==== GIVEN DATA

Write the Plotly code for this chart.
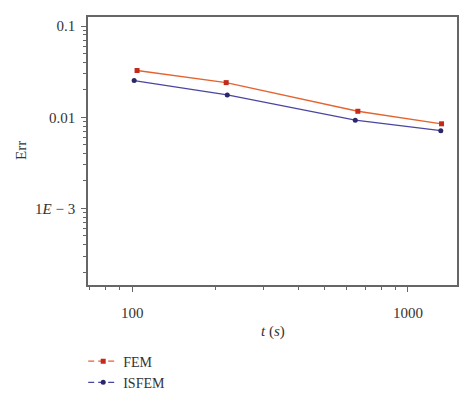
import plotly.graph_objects as go

t_fem = [104, 219, 658, 1324]
err_fem = [0.0326, 0.0240, 0.01164, 0.00848]
t_isfem = [101.5, 221, 644, 1316]
err_isfem = [0.0253, 0.0176, 0.00929, 0.00713]

y_tickvals = [0.1, 0.01, 0.001]
y_ticktext = ["0.1", "0.01", "1<i>E</i> − 3"]
x_tickvals = [100, 1000]
x_ticktext = ["100", "1000"]

FONT = "Liberation Serif, DejaVu Serif, serif"
fem_line, fem_mark = "#e4632f", "#c42a1c"
is_line, is_mark = "#4a45a0", "#2b2868"

y_minor = [m * 10.0 ** e for e in (-4, -3, -2, -1) for m in range(2, 10)]
x_minor = [m * 10.0 ** e for e in (1, 2, 3) for m in range(2, 10)]

fig = go.Figure()
fig.add_trace(go.Scatter(x=t_fem, y=err_fem, mode="lines+markers", showlegend=False,
                         line=dict(color=fem_line, width=1.3),
                         marker=dict(symbol="square", size=5, color=fem_mark)))
fig.add_trace(go.Scatter(x=t_isfem, y=err_isfem, mode="lines+markers", showlegend=False,
                         line=dict(color=is_line, width=1.3),
                         marker=dict(symbol="circle", size=5, color=is_mark)))
fig.add_trace(go.Scatter(x=[None], y=[None], mode="lines+markers", name="FEM",
                         line=dict(color=fem_line, width=1.3, dash="6px,4px"),
                         marker=dict(symbol="square", size=5, color=fem_mark)))
fig.add_trace(go.Scatter(x=[None], y=[None], mode="lines+markers", name="ISFEM",
                         line=dict(color=is_line, width=1.3, dash="6px,4px"),
                         marker=dict(symbol="circle", size=5, color=is_mark)))

axis_common = dict(showline=True, mirror=True, linecolor="#666666", linewidth=1.5,
                   showgrid=False, zeroline=False, ticks="outside", ticklen=5,
                   tickcolor="#666666", tickwidth=1, automargin=False,
                   tickfont=dict(family=FONT, size=15, color="#333333"))

fig.update_xaxes(type="log", range=[1.839, 3.178], tickvals=x_tickvals, ticktext=x_ticktext,
                 ticklabelstandoff=8,
                 minor=dict(ticks="outside", ticklen=3, tickcolor="#666666", showgrid=False,
                            tickvals=x_minor),
                 **axis_common)
fig.update_yaxes(type="log", range=[-3.84, -0.90], tickvals=y_tickvals, ticktext=y_ticktext,
                 ticklabelstandoff=3,
                 minor=dict(ticks="outside", ticklen=3, tickcolor="#666666", showgrid=False,
                            tickvals=y_minor),
                 **axis_common)

fig.add_annotation(text="<i>t</i> (<i>s</i>)", xref="paper", yref="paper", x=0.5, y=0,
                   yshift=-46, showarrow=False, xanchor="center", yanchor="middle",
                   font=dict(family=FONT, size=15, color="#333333"))
fig.add_annotation(text="Err", xref="paper", yref="paper", x=0, y=0.5, xshift=-67,
                   showarrow=False, textangle=-90, xanchor="center", yanchor="middle",
                   font=dict(family=FONT, size=15, color="#333333"))

fig.update_layout(width=474, height=399, margin=dict(l=80, r=25, t=9, b=117),
                  plot_bgcolor="white", paper_bgcolor="white",
                  font=dict(family=FONT, color="#333333"),
                  legend=dict(x=-0.013, y=-0.226, xanchor="left", yanchor="top",
                              font=dict(family=FONT, size=14, color="#333333"),
                              tracegroupgap=0, itemwidth=30, bgcolor="rgba(0,0,0,0)"))

fig.write_html("out.html")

========

YOUR OBJECTIVE: Without the pictures, please reproduce each line of the listing above exactly, from the first one through the line bearing "err_isfem = [0.0253, 0.0176, 0.00929, 0.00713]".

RIGHT ANSWER:
Write the Plotly code for this chart.
import plotly.graph_objects as go

t_fem = [104, 219, 658, 1324]
err_fem = [0.0326, 0.0240, 0.01164, 0.00848]
t_isfem = [101.5, 221, 644, 1316]
err_isfem = [0.0253, 0.0176, 0.00929, 0.00713]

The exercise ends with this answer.